> [WHAT YOU HAVE TO DO]: Across the entries below, count the lines in which the word "that" occurs. Reply with the count alone.

> [EXCERPTED DATA]:

________________________________________

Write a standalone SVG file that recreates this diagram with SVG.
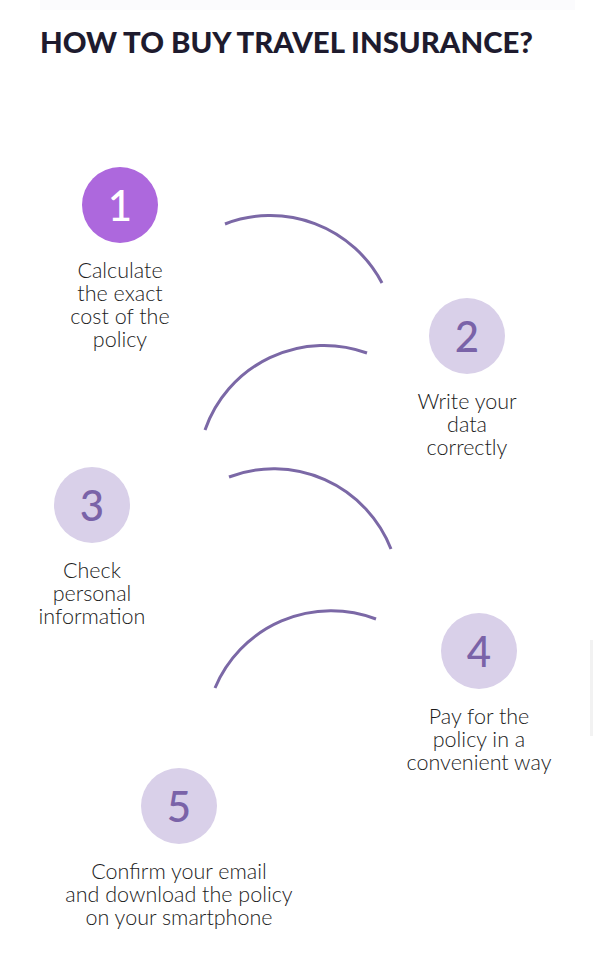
<svg xmlns="http://www.w3.org/2000/svg" width="600" height="959" viewBox="0 0 600 959">
<style>
.title{font-family:Lato,"Open Sans","Liberation Sans",sans-serif;font-weight:900;font-size:29px;fill:#1e1b2e}
.lbl{font-family:Lato,"Open Sans","Liberation Sans",sans-serif;font-size:21.5px;font-weight:300;fill:#1c1c1c;text-anchor:middle}
.num{font-family:Lato,"Open Sans","Liberation Sans",sans-serif;font-size:42px;text-anchor:middle;font-weight:500}
.c1{fill:#ad68dd}
.c{fill:#d9d0e9}
.n1{fill:#fff}
.n{fill:#7a63a8}
.arc{fill:none;stroke:#7b68a6;stroke-width:3;stroke-linecap:butt}
</style>
<rect width="600" height="959" fill="#fff"/>
<rect x="40" y="0" width="535" height="10" fill="#fbfbfd"/>
<rect x="590" y="640" width="3" height="96" fill="#f2f2f2"/>
<text class="title" x="40" y="53" textLength="493" lengthAdjust="spacingAndGlyphs">HOW TO BUY TRAVEL INSURANCE?</text>
<g id="connectors">
<path class="arc" d="M225,224 A126,126 0 0 1 382,283"/>
<path class="arc" d="M205,430 A126,126 0 0 1 367,353"/>
<path class="arc" d="M229,477 A126,126 0 0 1 391,549"/>
<path class="arc" d="M215,688 A126,126 0 0 1 376,619"/>
</g>
<g id="step1">
<circle class="c1" cx="120" cy="205" r="38"/>
<text class="num n1" x="120" y="221">1</text>
<text class="lbl" x="120" y="278">Calculate</text>
<text class="lbl" x="120" y="301">the exact</text>
<text class="lbl" x="120" y="324">cost of the</text>
<text class="lbl" x="120" y="347">policy</text>
</g>
<g id="step2">
<circle class="c" cx="467" cy="336" r="38"/>
<text class="num n" x="467" y="352">2</text>
<text class="lbl" x="467" y="409">Write your</text>
<text class="lbl" x="467" y="432">data</text>
<text class="lbl" x="467" y="455">correctly</text>
</g>
<g id="step3">
<circle class="c" cx="92" cy="505" r="38"/>
<text class="num n" x="92" y="521">3</text>
<text class="lbl" x="92" y="578">Check</text>
<text class="lbl" x="92" y="601">personal</text>
<text class="lbl" x="92" y="624">information</text>
</g>
<g id="step4">
<circle class="c" cx="479" cy="651" r="38"/>
<text class="num n" x="479" y="667">4</text>
<text class="lbl" x="479" y="724">Pay for the</text>
<text class="lbl" x="479" y="747">policy in a</text>
<text class="lbl" x="479" y="770">convenient way</text>
</g>
<g id="step5">
<circle class="c" cx="179" cy="806" r="38"/>
<text class="num n" x="179" y="822">5</text>
<text class="lbl" x="179" y="879">Confirm your email</text>
<text class="lbl" x="179" y="902">and download the policy</text>
<text class="lbl" x="179" y="925">on your smartphone</text>
</g>
</svg>
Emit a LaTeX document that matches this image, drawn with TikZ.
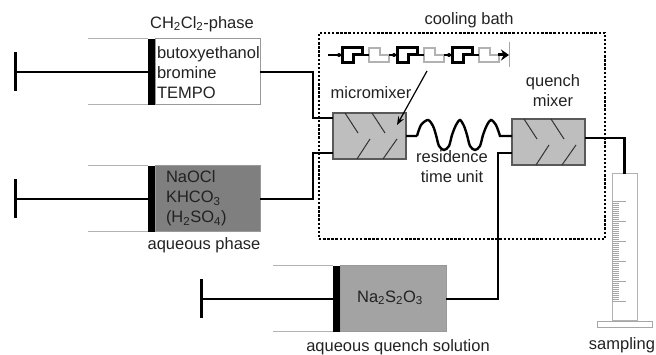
\documentclass[tikz,border=0pt]{standalone}
\usepackage{fontspec}
\setmainfont{Liberation Sans}
\usetikzlibrary{positioning, arrows.meta}
\definecolor{fillB}{HTML}{7F7F7F}
\definecolor{fillC}{HTML}{A3A3A3}
\definecolor{fillM}{HTML}{BEBEBE}
\definecolor{inkT}{HTML}{222222}
\begin{document}
\begin{tikzpicture}[
    x=1pt,
    y=-1pt,
    >=Stealth,
    every node/.style={font=\fontsize{16.5}{20}\selectfont, text=inkT, inner sep=0pt, outer sep=0pt},
    body/.style={rectangle, draw=gray!80, line width=1pt, minimum height=66pt},
    piston/.style={rectangle, fill=black, minimum width=7pt, minimum height=66pt},
    handle/.style={rectangle, fill=black, minimum width=3pt, minimum height=39pt},
    barrel/.style={draw=gray!60, line width=1pt},
    rod/.style={draw=black, line width=1.5pt},
    tube/.style={draw=black, line width=2.4pt},
    mixer/.style={rectangle, draw=gray!70!black, line width=1.2pt, fill=fillM, minimum width=73pt, minimum height=46pt},
    vane/.style={draw=black!80, line width=1pt},
    chanA/.style={draw=black, line width=3pt},
    chanB/.style={draw=gray!60, line width=2.7pt},
    stem/.style={draw=black, line width=1.2pt},
    tick/.style={draw=gray!70, line width=0.6pt}
]
\useasboundingbox (0,0) rectangle (656,355);

%---------------- Cooling bath ----------------
\node[rectangle, draw=black, line width=2.7pt, dash pattern=on 2.4pt off 1.7pt, minimum width=286pt, minimum height=206pt] (bath) at (462,136) {};
\node (bathlabel) at (469,20) {cooling bath};

%---------------- Syringes ----------------
\foreach \name/\xb/\xw/\y/\xh/\col in {syrA/207.5/105/72/15/white, syrB/207.5/105/199/15/fillB, syrC/393/106/299/201/fillC} {
    \node[body, fill=\col, minimum width=\xw pt] (\name) at (\xb,\y) {};
    \node[piston, left=0pt of \name] (\name-piston) {};
    \node[handle] (\name-handle) at (\xh,\y) {};
    \draw[rod] (\name-handle) -- (\name-piston);
    \draw[barrel] (\name-piston.north west) -- ++(-60,0);
    \draw[barrel] (\name-piston.south west) -- ++(-60,0);
}
\node[align=left, anchor=west] (txtA) at (157,73) {butoxyethanol\\bromine\\TEMPO};
\node[align=left, anchor=west] (txtB) at (166,198.5) {NaOCl\\KHCO\textsubscript{3}\\(H\textsubscript{2}SO\textsubscript{4})};
\node (txtC) at (390,298) {Na\textsubscript{2}S\textsubscript{2}O\textsubscript{3}};
\node (labA) at (202,24) {CH\textsubscript{2}Cl\textsubscript{2}-phase};
\node (labB) at (204,245) {aqueous phase};
\node (labC) at (398,347) {aqueous quench solution};

%---------------- Mixers ----------------
\node[mixer] (micromixer) at (369.5,136) {};
\node[mixer] (quenchmixer) at (548.5,142) {};
\foreach \m in {micromixer, quenchmixer} {
    \draw[vane] ([shift={(12,0)}]\m.north west) -- ++(13,20);
    \draw[vane] ([shift={(39,0)}]\m.north west) -- ++(13,20);
    \draw[vane] ([shift={(24,46)}]\m.north west) -- ++(13,-20);
    \draw[vane] ([shift={(50,46)}]\m.north west) -- ++(14,-20);
}
\node (labM) at (371,93) {micromixer};
\node[align=center] (labQ) at (553,90.5) {quench\\mixer};
\node[align=center] (labR) at (452,167) {residence\\time unit};

%---------------- Channel sketch ----------------
\foreach \x in {342,397,452} {
    \draw[chanA] (\x,48) -- (\x+20,48) -- (\x+20,55) -- (\x+11,55) -- (\x+11,63) -- (\x,63) -- cycle;
    \draw[chanB] (\x+27,48) -- (\x+38,48) -- (\x+38,55) -- (\x+47,55) -- (\x+47,62) -- (\x+27,62) -- cycle;
    \draw[stem] (\x+20,55) -- (\x+27,55);
    \draw[stem] (\x+47,55) -- (\x+55,55);
    \fill[black] (\x-3,55) circle (2);
}
\coordinate (chanstart) at (328,55);
\coordinate (chanfirst) at (342,55);
\coordinate (chanend) at (509,55);
\coordinate (chanlast) at (498,55);
\coordinate (wallN) at (509,42);
\coordinate (wallS) at (509,67);
\draw[stem] (chanstart) -- (chanfirst);
\draw[-{Stealth[length=8pt,width=11pt]}, draw=black, line width=3pt] (chanlast) -- (chanend);
\draw[draw=gray!70, line width=0.8pt] (wallN) -- (wallS);
\coordinate (arrowfrom) at (427,71);
\coordinate (arrowto) at (397,125);
\draw[->, draw=black, line width=1.2pt] (arrowfrom) -- (arrowto);

%---------------- Sampling cylinder ----------------
\node[rectangle, draw=gray!60, line width=1pt, minimum width=25pt, minimum height=147pt] (cylinder) at (624.5,247.5) {};
\node[rectangle, draw=gray!70, line width=0.8pt, fill=white, minimum width=55pt, minimum height=6pt] (cylbase) at (624.5,324) {};
\foreach \k in {0,...,50} {
    \draw[tick] (612,201+2*\k) -- ++(7,0);
}
\foreach \k in {0,...,5} {
    \draw[tick, line width=0.8pt] (612,201+20*\k) -- ++(14,0);
}
\node (labS) at (622,345) {sampling};

%---------------- Connections ----------------
\coordinate (inA) at (333,118);
\coordinate (inB) at (333,153);
\coordinate (inQ) at (512,136);
\coordinate (inC) at (512,153);
\coordinate (outQ) at (585,138);
\draw[tube] (syrA.east) -- ++(53,0) |- (inA);
\draw[tube] (syrB.east) -- ++(53,0) |- (inB);
\draw[tube] (syrC.east) -- ++(52,0) |- (inC);
\draw[tube] (outQ) -| (cylinder.north);
\draw[tube] (micromixer.east) -- (417,136) plot[smooth] coordinates {(417,136) (421,125) (428,120) (433,126) (436,135) (439,146) (444,150) (449,146) (452,135) (456,125) (460,120) (464,126) (467,135) (470,146) (475,150) (480,146) (483,135) (487,125) (491,120) (496,125) (500,136)} -- (inQ);
\end{tikzpicture}
\end{document}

________________________________________

> [TASK OUTPUT]: 2